Claim 2: Every subset of $\mathbb{N}$ is countable

Proof 2: Let $S\subseteq\mathbb{N}$. If $S$ is finite then by definition it is countable.

If $S$ is infinite then consider the function $f$ defined inductively as follows

$S$ has a least element (by well-ordering principle) $s_1$. Define $f(1)=s_1$.

Assume $f(1), ..., f(n)$ have been defined.

Define $f(n+1)=$ least element of $S\backslash \{f(1),...,f(n)\}$

Claim 3: $f$ is a bijection from $\mathbb{N}$ onto $S$

If we accept claim 3 then we have shown that $S$ is countably infinite, and thus countable and proof 2 is finished.

Proof 3: Suppose $f(n_1)=f(n_2)$.

This means that the least element of $S\backslash \{f(1),...,f(n_1-1)\}$ equals the least element of $S\backslash\{f(1),...,f(n_2-1)\}$.

Suppose $n_1>n_2$. Then, the least element of $S\backslash \{f(1),...,f(n_2), ...,f(n_1-1)\}$ equals the least element of $S\backslash\{f(1),...,f(n_2-1)\}=f(n_2)$.

Thus, $f(n_2) \in S\backslash\{f(1),...,f(n_2)\}$.

But this contradicts the definition of a set difference.

Thus, by contradiction we have proved that $n_1\leq n_2$.
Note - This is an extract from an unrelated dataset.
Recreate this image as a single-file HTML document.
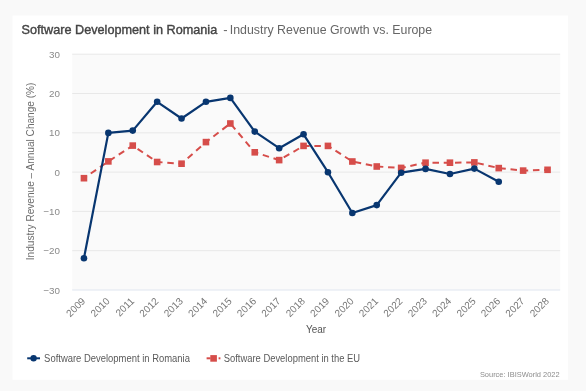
<!DOCTYPE html><html><head><meta charset="utf-8"><style>html,body{margin:0;padding:0;background:#f9f9f9;}svg{display:block;filter:blur(0.3px);}text{font-family:"Liberation Sans",sans-serif;}</style></head><body>
<svg width="586" height="391" viewBox="0 0 586 391">
<rect x="0" y="0" width="586" height="391" fill="#f9f9f9"/>
<rect x="12.5" y="15.5" width="555.5" height="364.3" fill="#ffffff"/>
<text x="21.6" y="34.3" font-size="13" fill="#444444" stroke="#444444" stroke-width="0.4" textLength="195.6" lengthAdjust="spacingAndGlyphs">Software Development in Romania</text>
<text x="223.2" y="34.3" font-size="13" fill="#666666">-</text>
<text x="229.8" y="34.3" font-size="13" fill="#666666" textLength="202.3" lengthAdjust="spacingAndGlyphs">Industry Revenue Growth vs. Europe</text>
<rect x="72.2" y="54.2" width="488.0" height="235.8" fill="#fafafa"/>
<line x1="72.2" x2="560.2" y1="54.20" y2="54.20" stroke="#e8e8e8" stroke-width="1"/>
<line x1="72.2" x2="560.2" y1="93.50" y2="93.50" stroke="#e8e8e8" stroke-width="1"/>
<line x1="72.2" x2="560.2" y1="132.80" y2="132.80" stroke="#e8e8e8" stroke-width="1"/>
<line x1="72.2" x2="560.2" y1="172.10" y2="172.10" stroke="#e8e8e8" stroke-width="1"/>
<line x1="72.2" x2="560.2" y1="211.40" y2="211.40" stroke="#e8e8e8" stroke-width="1"/>
<line x1="72.2" x2="560.2" y1="250.70" y2="250.70" stroke="#e8e8e8" stroke-width="1"/>
<line x1="72.2" x2="560.2" y1="290" y2="290" stroke="#dfe5ef" stroke-width="1.2"/>
<text x="60" y="57.70" font-size="9.8" fill="#8a8a8a" text-anchor="end">30</text>
<text x="60" y="97.00" font-size="9.8" fill="#8a8a8a" text-anchor="end">20</text>
<text x="60" y="136.30" font-size="9.8" fill="#8a8a8a" text-anchor="end">10</text>
<text x="60" y="175.60" font-size="9.8" fill="#8a8a8a" text-anchor="end">0</text>
<text x="60" y="214.90" font-size="9.8" fill="#8a8a8a" text-anchor="end">−10</text>
<text x="60" y="254.20" font-size="9.8" fill="#8a8a8a" text-anchor="end">−20</text>
<text x="60" y="293.50" font-size="9.8" fill="#8a8a8a" text-anchor="end">−30</text>
<text transform="translate(34.4,171.4) rotate(-90)" x="0" y="0" font-size="10" fill="#6e6e6e" text-anchor="middle" textLength="177.6" lengthAdjust="spacingAndGlyphs">Industry Revenue – Annual Change (%)</text>
<text transform="translate(80.95,296.6) rotate(-45)" x="0" y="0" font-size="10" fill="#777777" text-anchor="end" dominant-baseline="hanging">2009</text>
<text transform="translate(105.35,296.6) rotate(-45)" x="0" y="0" font-size="10" fill="#777777" text-anchor="end" dominant-baseline="hanging">2010</text>
<text transform="translate(129.75,296.6) rotate(-45)" x="0" y="0" font-size="10" fill="#777777" text-anchor="end" dominant-baseline="hanging">2011</text>
<text transform="translate(154.15,296.6) rotate(-45)" x="0" y="0" font-size="10" fill="#777777" text-anchor="end" dominant-baseline="hanging">2012</text>
<text transform="translate(178.55,296.6) rotate(-45)" x="0" y="0" font-size="10" fill="#777777" text-anchor="end" dominant-baseline="hanging">2013</text>
<text transform="translate(202.95,296.6) rotate(-45)" x="0" y="0" font-size="10" fill="#777777" text-anchor="end" dominant-baseline="hanging">2014</text>
<text transform="translate(227.35,296.6) rotate(-45)" x="0" y="0" font-size="10" fill="#777777" text-anchor="end" dominant-baseline="hanging">2015</text>
<text transform="translate(251.75,296.6) rotate(-45)" x="0" y="0" font-size="10" fill="#777777" text-anchor="end" dominant-baseline="hanging">2016</text>
<text transform="translate(276.15,296.6) rotate(-45)" x="0" y="0" font-size="10" fill="#777777" text-anchor="end" dominant-baseline="hanging">2017</text>
<text transform="translate(300.55,296.6) rotate(-45)" x="0" y="0" font-size="10" fill="#777777" text-anchor="end" dominant-baseline="hanging">2018</text>
<text transform="translate(324.95,296.6) rotate(-45)" x="0" y="0" font-size="10" fill="#777777" text-anchor="end" dominant-baseline="hanging">2019</text>
<text transform="translate(349.35,296.6) rotate(-45)" x="0" y="0" font-size="10" fill="#777777" text-anchor="end" dominant-baseline="hanging">2020</text>
<text transform="translate(373.75,296.6) rotate(-45)" x="0" y="0" font-size="10" fill="#777777" text-anchor="end" dominant-baseline="hanging">2021</text>
<text transform="translate(398.15,296.6) rotate(-45)" x="0" y="0" font-size="10" fill="#777777" text-anchor="end" dominant-baseline="hanging">2022</text>
<text transform="translate(422.55,296.6) rotate(-45)" x="0" y="0" font-size="10" fill="#777777" text-anchor="end" dominant-baseline="hanging">2023</text>
<text transform="translate(446.95,296.6) rotate(-45)" x="0" y="0" font-size="10" fill="#777777" text-anchor="end" dominant-baseline="hanging">2024</text>
<text transform="translate(471.35,296.6) rotate(-45)" x="0" y="0" font-size="10" fill="#777777" text-anchor="end" dominant-baseline="hanging">2025</text>
<text transform="translate(495.75,296.6) rotate(-45)" x="0" y="0" font-size="10" fill="#777777" text-anchor="end" dominant-baseline="hanging">2026</text>
<text transform="translate(520.15,296.6) rotate(-45)" x="0" y="0" font-size="10" fill="#777777" text-anchor="end" dominant-baseline="hanging">2027</text>
<text transform="translate(544.55,296.6) rotate(-45)" x="0" y="0" font-size="10" fill="#777777" text-anchor="end" dominant-baseline="hanging">2028</text>
<text x="316.1" y="332.8" font-size="10" fill="#555555" text-anchor="middle">Year</text>
<polyline points="83.95,178.20 108.35,161.40 132.75,145.60 157.15,162.00 181.55,163.70 205.95,142.10 230.35,123.50 254.75,152.30 279.15,160.10 303.55,145.90 327.95,145.90 352.35,161.50 376.75,166.50 401.15,167.90 425.55,162.70 449.95,162.70 474.35,162.40 498.75,168.10 523.15,170.60 547.55,169.80" fill="none" stroke="#d64d4a" stroke-width="2" stroke-dasharray="6.5,4.75" stroke-dashoffset="3"/>
<rect x="80.65" y="174.90" width="6.6" height="6.6" fill="#d64d4a"/>
<rect x="105.05" y="158.10" width="6.6" height="6.6" fill="#d64d4a"/>
<rect x="129.45" y="142.30" width="6.6" height="6.6" fill="#d64d4a"/>
<rect x="153.85" y="158.70" width="6.6" height="6.6" fill="#d64d4a"/>
<rect x="178.25" y="160.40" width="6.6" height="6.6" fill="#d64d4a"/>
<rect x="202.65" y="138.80" width="6.6" height="6.6" fill="#d64d4a"/>
<rect x="227.05" y="120.20" width="6.6" height="6.6" fill="#d64d4a"/>
<rect x="251.45" y="149.00" width="6.6" height="6.6" fill="#d64d4a"/>
<rect x="275.85" y="156.80" width="6.6" height="6.6" fill="#d64d4a"/>
<rect x="300.25" y="142.60" width="6.6" height="6.6" fill="#d64d4a"/>
<rect x="324.65" y="142.60" width="6.6" height="6.6" fill="#d64d4a"/>
<rect x="349.05" y="158.20" width="6.6" height="6.6" fill="#d64d4a"/>
<rect x="373.45" y="163.20" width="6.6" height="6.6" fill="#d64d4a"/>
<rect x="397.85" y="164.60" width="6.6" height="6.6" fill="#d64d4a"/>
<rect x="422.25" y="159.40" width="6.6" height="6.6" fill="#d64d4a"/>
<rect x="446.65" y="159.40" width="6.6" height="6.6" fill="#d64d4a"/>
<rect x="471.05" y="159.10" width="6.6" height="6.6" fill="#d64d4a"/>
<rect x="495.45" y="164.80" width="6.6" height="6.6" fill="#d64d4a"/>
<rect x="519.85" y="167.30" width="6.6" height="6.6" fill="#d64d4a"/>
<rect x="544.25" y="166.50" width="6.6" height="6.6" fill="#d64d4a"/>
<polyline points="83.95,258.20 108.35,132.90 132.75,130.60 157.15,101.80 181.55,118.50 205.95,101.80 230.35,97.90 254.75,131.60 279.15,148.20 303.55,134.30 327.95,172.20 352.35,213.00 376.75,205.10 401.15,172.70 425.55,168.90 449.95,174.00 474.35,168.60 498.75,181.70" fill="none" stroke="#083670" stroke-width="2.2" stroke-linejoin="round"/>
<circle cx="83.95" cy="258.20" r="3.3" fill="#083670"/>
<circle cx="108.35" cy="132.90" r="3.3" fill="#083670"/>
<circle cx="132.75" cy="130.60" r="3.3" fill="#083670"/>
<circle cx="157.15" cy="101.80" r="3.3" fill="#083670"/>
<circle cx="181.55" cy="118.50" r="3.3" fill="#083670"/>
<circle cx="205.95" cy="101.80" r="3.3" fill="#083670"/>
<circle cx="230.35" cy="97.90" r="3.3" fill="#083670"/>
<circle cx="254.75" cy="131.60" r="3.3" fill="#083670"/>
<circle cx="279.15" cy="148.20" r="3.3" fill="#083670"/>
<circle cx="303.55" cy="134.30" r="3.3" fill="#083670"/>
<circle cx="327.95" cy="172.20" r="3.3" fill="#083670"/>
<circle cx="352.35" cy="213.00" r="3.3" fill="#083670"/>
<circle cx="376.75" cy="205.10" r="3.3" fill="#083670"/>
<circle cx="401.15" cy="172.70" r="3.3" fill="#083670"/>
<circle cx="425.55" cy="168.90" r="3.3" fill="#083670"/>
<circle cx="449.95" cy="174.00" r="3.3" fill="#083670"/>
<circle cx="474.35" cy="168.60" r="3.3" fill="#083670"/>
<circle cx="498.75" cy="181.70" r="3.3" fill="#083670"/>
<line x1="27.2" x2="40" y1="358.3" y2="358.3" stroke="#083670" stroke-width="2"/>
<circle cx="33.6" cy="358.3" r="3.2" fill="#083670"/>
<text x="44.1" y="361.6" font-size="10" fill="#5a5a5a" textLength="145.8" lengthAdjust="spacingAndGlyphs">Software Development in Romania</text>
<rect x="206.6" y="357.3" width="4" height="2" fill="#d64d4a"/>
<rect x="218.6" y="357.3" width="1.8" height="2" fill="#d64d4a"/>
<rect x="210.3" y="355.1" width="6.6" height="6.6" fill="#d64d4a"/>
<text x="223.7" y="361.6" font-size="10" fill="#5a5a5a" textLength="136.4" lengthAdjust="spacingAndGlyphs">Software Development in the EU</text>
<text x="559.6" y="376.6" font-size="8" fill="#8c8c8c" text-anchor="end" textLength="79.7" lengthAdjust="spacingAndGlyphs">Source: IBISWorld 2022</text>
</svg></body></html>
With an analogous argument we can show that it cannot be that $n_2>n_1$ and so we can conclude that $n_1=n_2$.

Thus $f$ is injective.

Now suppose $n\in S$.

There are $n-1$ natural numbers smaller than $n$.

Thus, there are at most $n-1$ natural numbers $k$ such that $f(k)<n$.

Suppose there are $m$ such numbers.

Then $f(m)=$ least element of $S\backslash \{f(1),...,f(m-1)\}$

and since $\forall\ x\in S\backslash\{f(1),...,f(m-1)\}\implies x\geq n$

then $f(m)=n$.

Thus $f$ is surjective.

Thus, $f$ is bijective. $\blacksquare$

 

[PeroK]

I don't think you need case 1. This is how I would start.

I think we need a name for the set. Let $S$ be a countable set and $A \subseteq S$. It is enough to show that if $A$ is not finite, then $A$ is countable.

As $S$ is countable, there is a bijection $f: S \to \mathbb N$. If we restrict $f$ to $A$, then this is a bijection from $A$ to $f(A)$, which is a subset of $\mathbb N$. Note that $A$ is countable iff $f(A)$ is countable. [That, I suggest, is a separate proof, if necessary.] Therefore, it is enough to show that every subset of $\mathbb N$ is countable.